Louisiana Senate calls for mandatory kindergarten
The Louisiana Senate voted Wednesday to make kindergarten mandatory statewide. Sen. Cleo Fields, the Baton Rouge Democrat who authored Senate Bill 10, cited research indicating most of a child’s brain development happens between birth and age 5.
A wide range of education and business groups support the bill. “Investing in early childhood education just makes good business sense,” Fields said. Fields said the change would have “zero fiscal impact.”

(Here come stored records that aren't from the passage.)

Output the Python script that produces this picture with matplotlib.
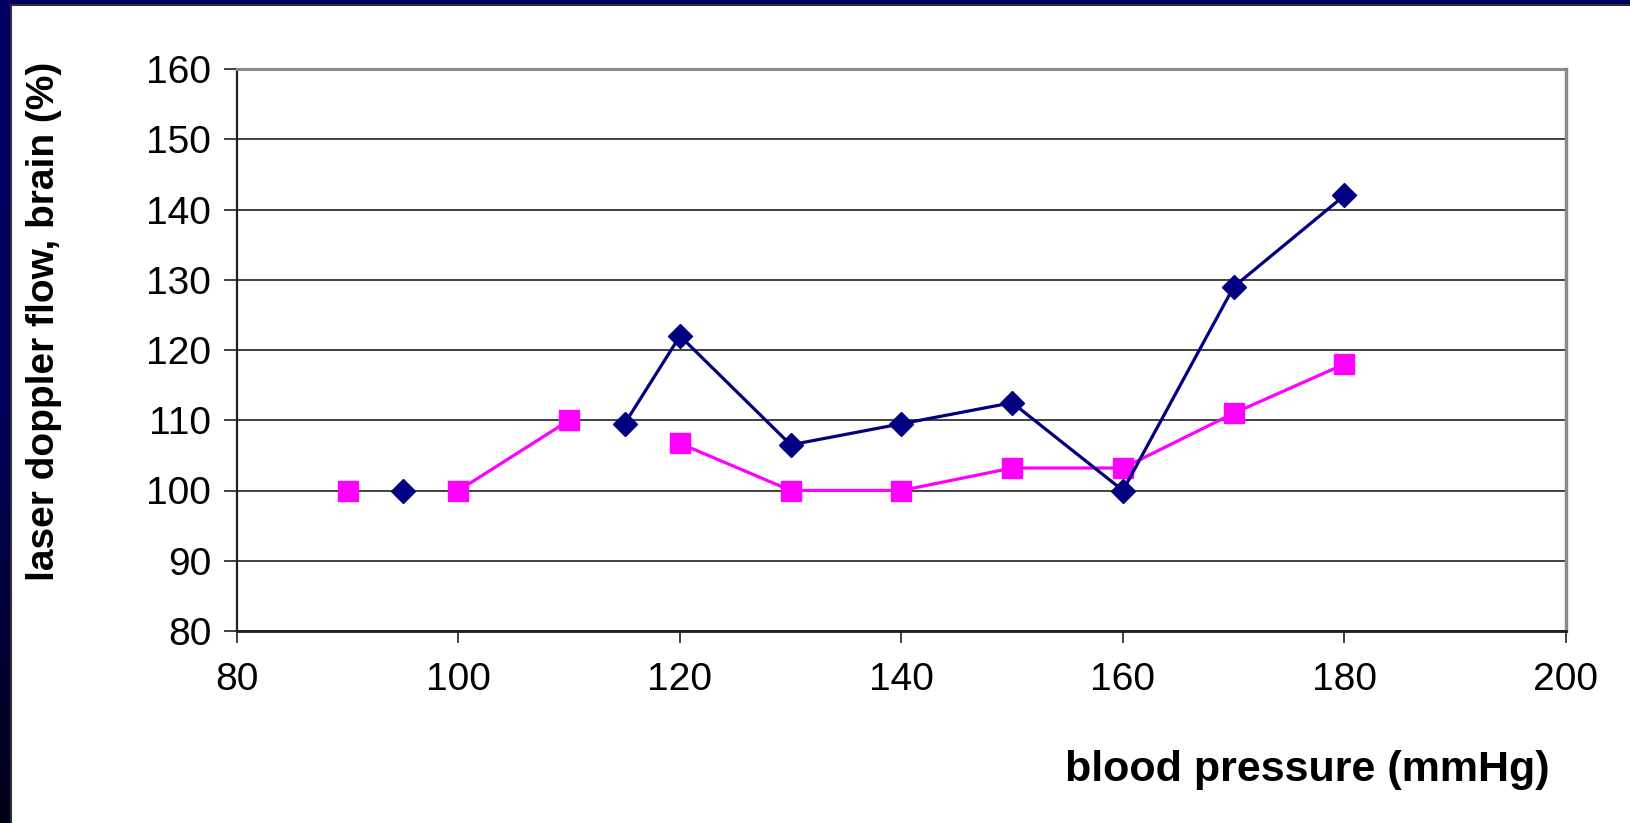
import numpy as np
import matplotlib
matplotlib.use("Agg")
import matplotlib.pyplot as plt
from matplotlib.patches import Rectangle
from matplotlib.colors import LinearSegmentedColormap

plt.rcParams['font.family'] = ['Liberation Sans', 'DejaVu Sans']

# Shared blood-pressure column; NaN marks a blank cell (breaks the line)
pressure = [90, 95, 100, 110, 115, 120, 130, 140, 150, 160, 170, 180]
flow_a = [np.nan, 100, np.nan, np.nan, 109.5, 122, 106.5, 109.5, 112.5, 100, 129, 142]
flow_b = [100, np.nan, 100, 110, np.nan, 106.7, 100, 100, 103.2, 103.2, 111, 118]

x_ticks = [80, 100, 120, 140, 160, 180, 200]
y_ticks = [80, 90, 100, 110, 120, 130, 140, 150, 160]

W, H = 1631, 823
fig = plt.figure(figsize=(W / 100, H / 100), dpi=100)

# slide background: navy fading to near-black towards the bottom
bg = fig.add_axes([0, 0, 1, 1], zorder=-10)
grad = np.linspace(0, 1, 256).reshape(-1, 1)
cmap = LinearSegmentedColormap.from_list("slide", ["#000066", "#00005a", "#000018"])
bg.imshow(grad, aspect="auto", cmap=cmap, extent=[0, 1, 0, 1], origin="upper")
bg.set_xlim(0, 1)
bg.set_ylim(0, 1)
bg.axis("off")

# white chart panel with a thin dark edge on its top and left
panel_x0 = 11 / W
panel_y1 = 1 - 5 / H
bg.add_patch(Rectangle((panel_x0, -0.1), 1.2 - panel_x0, panel_y1 + 0.1, facecolor="white",
                       edgecolor="#303030", linewidth=1.5, transform=bg.transAxes,
                       clip_on=False))

ax = fig.add_axes([237 / W, 1 - 631 / H, (1566 - 237) / W, (631 - 69) / H])
ax.set_facecolor("none")

ax.plot(pressure, flow_a, color="#000080", linewidth=2.3, marker="D",
        markersize=12.5, markerfacecolor="#000080", markeredgecolor="#000080", zorder=4)
ax.plot(pressure, flow_b, color="#FF00FF", linewidth=2.3, marker="s",
        markersize=14, markerfacecolor="#FF00FF", markeredgecolor="#FF00FF", zorder=3)

ax.set_xlim(80, 200)
ax.set_ylim(80, 160)
ax.set_xticks(x_ticks)
ax.set_yticks(y_ticks)
ax.set_xticklabels([str(v) for v in x_ticks])
ax.set_yticklabels([str(v) for v in y_ticks])

ax.yaxis.grid(True, color="#404040", linewidth=1.4)
ax.set_axisbelow(True)

ax.spines["left"].set_color("#202020")
ax.spines["left"].set_linewidth(1.6)
ax.spines["bottom"].set_color("#202020")
ax.spines["bottom"].set_linewidth(2.0)
ax.spines["top"].set_color("#8a8a8a")
ax.spines["top"].set_linewidth(2.2)
ax.spines["right"].set_color("#8a8a8a")
ax.spines["right"].set_linewidth(2.5)

ax.tick_params(axis="y", direction="out", length=9.5, width=1.2, color="#202020",
               labelsize=28, pad=9)
ax.tick_params(axis="x", direction="out", length=8.5, width=1.2, color="#202020",
               labelsize=28, pad=14)

fig.text(1307 / W, 1 - 770 / H, "blood pressure (mmHg)", fontsize=31,
         fontweight="bold", ha="center", va="center")
fig.text(44 / W, 1 - 321 / H, "laser doppler flow, brain (%)", fontsize=28,
         fontweight="bold", ha="center", va="center", rotation=90)

fig.savefig("out.png", dpi=100)
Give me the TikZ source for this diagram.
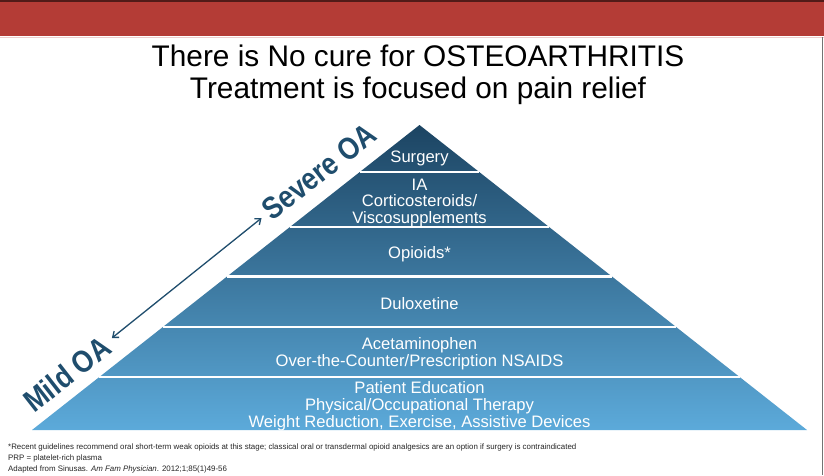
\documentclass[tikz,border=0pt]{standalone}
\usepackage{fontspec}
\setmainfont{Liberation Sans}
\newfontfamily\oafont[FakeStretch=0.86]{Liberation Sans}
\usetikzlibrary{calc,arrows.meta}
\definecolor{banner}{HTML}{B43C36}
\definecolor{navy}{HTML}{1F4D6D}
\definecolor{pyrtop}{HTML}{1C4462}
\definecolor{pyrbot}{HTML}{5CAADA}
\tikzset{
  layertext/.style={text=white, font=\fontsize{16.6}{16.8}\selectfont, align=center, inner sep=0pt},
  sepline/.style={white, line width=2.2pt},
  oalabel/.style={text=navy, font=\oafont\bfseries\fontsize{31}{31}\selectfont, rotate=38, inner sep=0pt},
  foot/.style={anchor=base west, font=\fontsize{7.9}{8}\selectfont, inner sep=0pt, text=black!85},
}
\begin{document}
\begin{tikzpicture}[x=1pt,y=-1pt]
\useasboundingbox (0,0) rectangle (824,475);
\fill[white] (0,0) rectangle (824,475);
% banner
\fill[banner] (0,0) rectangle (824,36);
\draw[line width=1.5pt, color=banner!45!black] (0,0.75) -- (824,0.75);
\draw[line width=1pt, color=banner!25] (0,37) -- (824,37);
\draw[line width=1.2pt, black!55] (822.5,37) -- (822.5,475);
% title
\node[font=\fontsize{29.8}{32}\selectfont, align=center, inner sep=0pt] (title) at (418,75)
  {There is No cure for OSTEOARTHRITIS\\Treatment is focused on pain relief};
% pyramid
\coordinate (A) at (419.5,125);
\coordinate (BL) at (32,430);
\coordinate (BR) at (807,430);
\shade[top color=pyrtop, bottom color=pyrbot] (A) -- (BL) -- (BR) -- cycle;
\foreach \t in {0.1541,0.3344,0.4967,0.6623,0.8262}{
  \draw[sepline] ($(A)!\t!(BL)$) -- ($(A)!\t!(BR)$);
}
\node[layertext] (surgery) at (419.5,158) {Surgery};
\node[layertext] (ia) at (419.5,203) {IA\\Corticosteroids/\\Viscosupplements};
\node[layertext] (opioids) at (419.5,254) {Opioids*};
\node[layertext] (dulox) at (419.5,304) {Duloxetine};
\node[layertext] (acet) at (419.5,353.5) {Acetaminophen\\Over-the-Counter/Prescription NSAIDS};
\node[layertext] (patient) at (419.5,406) {Patient Education\\Physical/Occupational Therapy\\Weight Reduction, Exercise, Assistive Devices};
% severity labels
\node[oalabel] (severe) at (319,172) {Severe OA};
\node[oalabel] (mild) at (67,374) {Mild OA};
\draw[navy, line width=1.3pt, shorten <=7pt, shorten >=6pt,
  {Straight Barb[length=5pt,width=8pt]}-{Straight Barb[length=5pt,width=8pt]}] (mild) -- (severe);
% footnotes
\node[foot] (fn1) at (8,449) {*Recent guidelines recommend oral short-term weak opioids at this stage; classical oral or transdermal opioid analgesics are an option if surgery is contraindicated};
\node[foot] (fn2) at (8,460) {PRP = platelet-rich plasma};
\node[foot] (fn3) at (8,471) {Adapted from Sinusas. \textit{Am Fam Physician}. 2012;1;85(1)49-56};
\end{tikzpicture}
\end{document}
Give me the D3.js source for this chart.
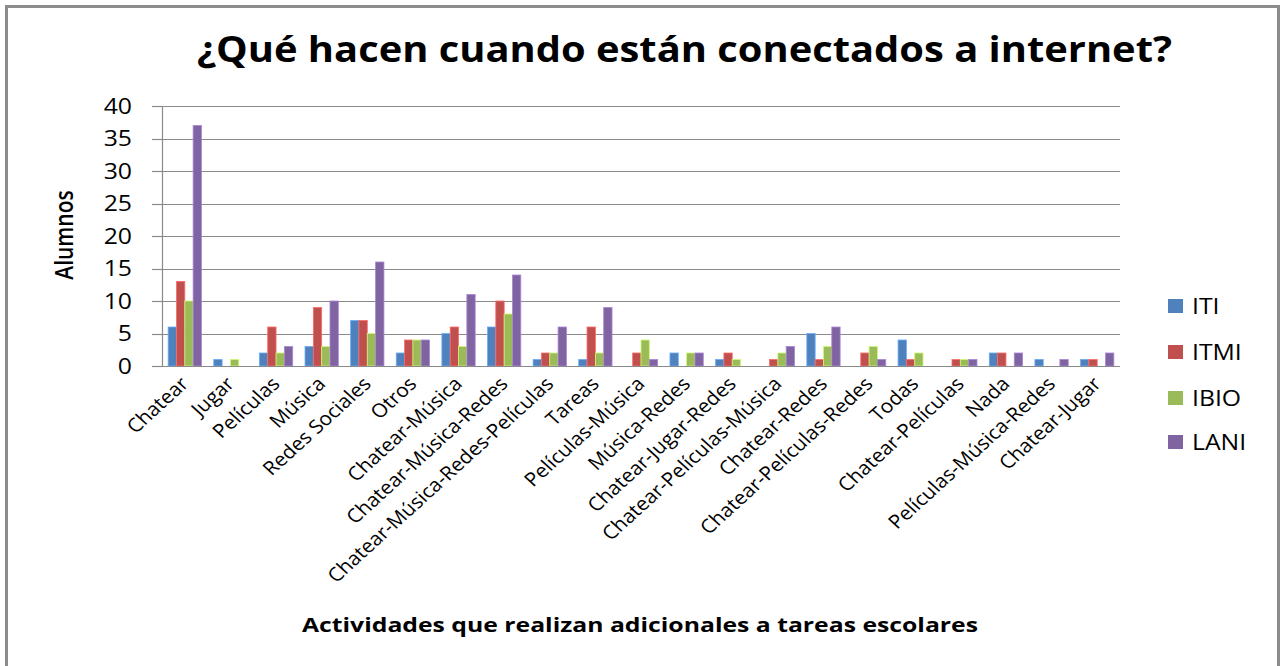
<!DOCTYPE html>
<html>
<head>
<meta charset="utf-8">
<script src="https://cdn.jsdelivr.net/npm/d3@7"></script>
<style>
  html, body { margin: 0; padding: 0; background: #fff; }
  text { font-family: "Open Sans", "DejaVu Sans", sans-serif; fill: #000; }
</style>
</head>
<body>
<svg id="chart" width="1285" height="666"></svg>
<script>
const categories = ["Chatear","Jugar","Películas","Música","Redes Sociales","Otros","Chatear-Música","Chatear-Música-Redes","Chatear-Música-Redes-Películas","Tareas","Películas-Música","Música-Redes","Chatear-Jugar-Redes","Chatear-Películas-Música","Chatear-Redes","Chatear-Películas-Redes","Todas","Chatear-Películas","Nada","Películas-Música-Redes","Chatear-Jugar"];
const seriesNames = ["ITI","ITMI","IBIO","LANI"];
const ITI  = [6,1,2,3,7,2,5,6,1,1,0,2,1,0,5,0,4,0,2,1,1];
const ITMI = [13,0,6,9,7,4,6,10,2,6,2,0,2,1,1,2,1,1,2,0,1];
const IBIO = [10,1,2,3,5,4,3,8,2,2,4,2,1,2,3,3,2,1,0,0,0];
const LANI = [37,0,3,10,16,4,11,14,6,9,1,2,0,3,6,1,0,1,2,1,2];
const yTicks = [0,5,10,15,20,25,30,35,40];
const colors = ["#4F81BD","#C0504D","#9BBB59","#8064A2"];
const titleText = "¿Qué hacen cuando están conectados a internet?";
const xTitle = "Actividades que realizan adicionales a tareas escolares";
const yTitle = "Alumnos";

(function () {
const seriesValues = [ITI, ITMI, IBIO, LANI];
const S = 1.18;   // horizontal stretch of the original picture
const SL = 1.1;   // stretch for rotated category labels

const svg = d3.select("#chart");

// outer border
svg.append("rect").attr("x", 6.5).attr("y", 6.5).attr("width", 1272).attr("height", 700)
  .attr("fill", "#fff").attr("stroke", "#8c8c8c").attr("stroke-width", 3);

const pLeft = 162, pRight = 1120, pTop = 106, pBottom = 366;

const x = d3.scaleBand().domain(categories).range([pLeft, pRight]).paddingInner(0.27).paddingOuter(0.135);
const xs = d3.scaleBand().domain(seriesNames).range([0, x.bandwidth()]).padding(0);
const y = d3.scaleLinear().domain([0, 40]).range([pBottom, pTop]);

// gridlines
svg.append("g").selectAll("line").data(yTicks.filter(d => d > 0)).join("line")
  .attr("x1", pLeft - 10).attr("x2", pRight)
  .attr("y1", d => Math.round(y(d)) + 0.5).attr("y2", d => Math.round(y(d)) + 0.5)
  .attr("stroke", "#8a8a8a").attr("stroke-width", 1.2);

// bars
const groups = svg.append("g").selectAll("g").data(categories).join("g")
  .attr("transform", d => `translate(${x(d)},0)`);
groups.selectAll("rect").data((c, i) => seriesNames.map((s, k) => ({s, k, v: seriesValues[k][i]})))
  .join("rect")
  .attr("x", d => xs(d.s))
  .attr("width", xs.bandwidth())
  .attr("y", d => y(d.v))
  .attr("height", d => pBottom - y(d.v))
  .attr("fill", d => colors[d.k])
  .attr("stroke", d => d3.color(colors[d.k]).brighter(0.8))
  .attr("stroke-width", 0.8)
  .attr("display", d => d.v > 0 ? null : "none");

// y axis
const yAxis = svg.append("g");
yAxis.append("line").attr("x1", pLeft + 0.5).attr("x2", pLeft + 0.5).attr("y1", pTop).attr("y2", pBottom)
  .attr("stroke", "#8a8a8a").attr("stroke-width", 1.2);
yAxis.selectAll("line.tick").data(yTicks).join("line").attr("class", "tick")
  .attr("x1", pLeft - 10).attr("x2", pLeft)
  .attr("y1", d => Math.round(y(d)) + 0.5).attr("y2", d => Math.round(y(d)) + 0.5)
  .attr("stroke", "#8a8a8a").attr("stroke-width", 1.2);
yAxis.selectAll("text").data(yTicks).join("text")
  .attr("transform", d => `translate(132,${y(d)}) scale(${S},1)`)
  .attr("text-anchor", "end").attr("dy", "0.36em")
  .style("font-size", "21px")
  .text(d => d);

// x axis line
svg.append("line").attr("x1", pLeft).attr("x2", pRight).attr("y1", pBottom + 0.5).attr("y2", pBottom + 0.5)
  .attr("stroke", "#8a8a8a").attr("stroke-width", 1.2);

// x labels
svg.append("g").selectAll("text").data(categories).join("text")
  .attr("transform", d => `translate(${x(d) + x.bandwidth() / 2 + 5},${pBottom + 19}) scale(${SL},1) rotate(-45)`)
  .attr("text-anchor", "end")
  .style("font-size", "19px")
  .text(d => d);

// title
svg.append("text").attr("x", 684.5).attr("y", 62).attr("text-anchor", "middle")
  .attr("textLength", 975).attr("lengthAdjust", "spacingAndGlyphs")
  .style("font-size", "35px").style("font-weight", "bold")
  .text(titleText);

// x title
svg.append("text").attr("x", 640).attr("y", 632).attr("text-anchor", "middle")
  .attr("textLength", 676).attr("lengthAdjust", "spacingAndGlyphs")
  .style("font-size", "20px").style("font-weight", "bold")
  .text(xTitle);

// y title
svg.append("text").attr("transform", `translate(73,235) scale(${S},1) rotate(-90)`)
  .attr("text-anchor", "middle")
  .style("font-size", "21px").style("font-weight", "600")
  .text(yTitle);

// legend
const legendY = [306, 352, 398, 442];
const lg = svg.append("g").selectAll("g").data(seriesNames).join("g")
  .attr("transform", (d, i) => `translate(1168,${legendY[i]})`);
lg.append("rect").attr("x", 0).attr("y", -7).attr("width", 15).attr("height", 14)
  .attr("fill", (d, i) => colors[i]);
lg.append("text").attr("transform", `translate(24,0) scale(${S},1)`).attr("dy", "0.36em")
  .style("font-size", "21px").text(d => d);
})();
</script>
</body>
</html>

I personally feel it’s about time because of the change in curriculum. The children that don’t attend preschool are already at a disadvantage because of kindergarten expectations on day one. Children that do not attend kindergarten are at risk of being two-three years behind their classmates. Now, having said that, I do believe strongly that the child must be 5 on or before Aug. 1. We know all too well the gap. My preschoolers that enter at 3 and turn 4 typically are those that could benefit from the cutoff day being earlier, and the same goes for kindergarten. ~Crystal Pierce, preschool teacher and former kindergarten teacher, Fairview Alpha
The Legislative Fiscal Office estimated the increase in kindergarten enrollment would cost between $2 million and $12 million. Gov. John Bel Edwards, who supports SB 10 as part of his legislative package, said any additional cost easily can be absorbed within the $3.9 billion state K-12 funding formula. About 2,800 kindergarten-age children in Louisiana don’t attend school, Fields said.
The Department of Education reported a 5.6% decrease in kindergarten enrollment this year, he said. Parents or guardians of a child who turns 5 on or before Sept. 30 generally would be required to enroll the child in kindergarten. Kindergarten students in an approved homeschool program would be in compliance, though families would be required to report student attendance to the state Department of Education.
As an early childhood Principal, I fully support the new mandatory Kindergarten legislation. Introducing a child to a literacy rich, developmentally appropriate learning environment at age five greatly increases their chance of a successful, literacy filled life as an adult. Natalie Ducote, Principal, LP Vaughn Elementary
Nineteen states and the District of Columbia require children attend kindergarten, according to the Education Commission of the States. Seventeen states and the District of Columbia require full-day kindergarten, and 39 states plus D.C. require districts to offer kindergarten either full- or half-day.
As someone who taught kindergarten for 18 years, I feel it is critical for children to attend kindergarten. Kindergarten is where foundational skills are taught and if a child skips kindergarten and goes to first grade they will automatically be behind. I am very pleased that the Senate passed this. ~Brooke Williams, Fairview Alpha Principal
Senators voted 34-1 to send SB 10 to the House for consideration.